Yan Barcelo, 26 septembre 2010
Je poursuis dans cette chronique avec les grands thèmes qui forment les fruits privilégiés de l’Occident et dont le mûrissement est tributaire de l’héritage chrétien d’une façon fondamentale. La dernière fois, il y a trois semaines, j’avais élaboré sur le science comme un des fruits suprêmes de l’Occident chrétien. Aujourd’hui, je vais traiter des deux petites sœurs de la science :
Technologie et industrie – En établissant une filiation directe qui va de l’héritage du Christ et passe par l’œuvre intellectuel du christianisme pour donner naissance à la technologie et à l’industrie, certains vont sans doute crier au scandale. Y a-t-il rien de plus dissemblable que la haute spiritualité du Christ et… un moteur à combustion interne?
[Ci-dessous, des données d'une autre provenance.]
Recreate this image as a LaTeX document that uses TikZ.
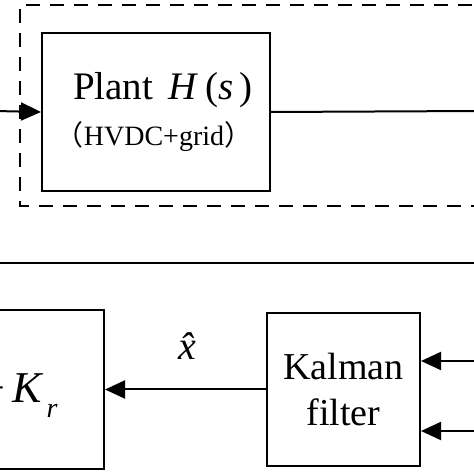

Mais je rappelle les lignes de force de la matrice chrétienne :a) l’enquête rationnelle du monde privilégiée par les grecs et le christianisme; b) la vision linéaire de l’histoire issue du judaïsme par laquelle l’univers est un long processus de dévoilement d’un plan divin cheminant vers son accomplissement; c) et surtout, l’affirmation éthique du monde telle que reçue du Christ et interprétée par le christianisme. Enlevez à l’Occident cette trinité intellectuelle et la technologie, comme la science d’ailleurs, n’auraient pas vu le jour. Dans une bonne mesure, on pourrait dire que l’Occident a reçu, dans l’événement Christ-Dieu la mission – même davantage encore : le devoir! – d’explorer les replis secrets du monde physique.
On va dire que la planète n’a pas eu besoin du christianisme pour donner jour à des techniques. Très juste. Archimède, cinq cents ans avant le Christ, a mis au point une foule machines de guerre ingénieuses. Et les Chinois, si loin de l’Occident chrétien, ont donné jour à une foule de techniques comme la boussole, le papier, l’imprimerie, le séismographe, la poudre à canon, etc. On ne peut nier ces contributions. On peut d’ailleurs en ajouter bien d’autres qui précèdent par plusieurs siècles et millénaires le christianisme : la roue, la domestication du feu, la culture maraîchère, l’écriture, etc.
Mais toutes ces avancées constituent des techniques, des outils individuels et uniques. Ce que l’Occident a mis en place, et il est le seul à l’avoir fait, c’est une technologie, c’est-à-dire une culture systématique de l’invention et une méthode de création de techniques.
De la même façon, on va dire que la Grèce, bien avant l’époque chrétienne, a mis au point la science. Erreur. La Grèce a mis au point un processus d’enquête intellectuelle et un certain corpus de connaissances. Mais elle n’a pas mis en place l’élément essentiel constitutif de la science : la méthode expérimentale. Aujourd’hui, cette méthode semble aller de soi, mais on soupçonne mal l’immense travail de réflexion et l’immense humilité intellectuelle qu’il a fallu déployer pour donner jour à cette avancée, si évidente en apparence : l’expérimentation.
Dans l’Antiquité grecque, comme chez tous les peuples qui ont exercé quelque chose qui ressemble à la science, on procédait à de la science spéculative et on expérimentale. On formulait une foule de postulats et d’axiomes et, une fois qu’on avait atteint à ce qui ressemblait à un corpus cohérent et logique, on arrêtait là. On ne s’occupait tout simplement pas de confronter ces spéculations avec l’expérimentation dans les conditions réelles de la matière.
Un symptôme de cette attitude tient à la proposition d’Aristote qui disait que de deux corps de poids différent, le plus lourd allait se rendre plus rapidement au sol. Il a fallu attendre que Galilée monte en haut de la tour de Pise et laisse tomber deux sphères de poids différent pour constater, expérimentalement, que tous deux arrivaient au sol en même temps! La geste semble tellement banal et évident, qu’il devrait aller de soi. Pourtant il a requis des millénaires de réflexion avant d’éclore.
Or, la technologie est fille de la science et de sa méthode expérimentale. S’alimentant à ces mamelles, elle met au point des techniques qui « marchent » de mieux et mieux et qui livrent des résultats de plus en plus productifs.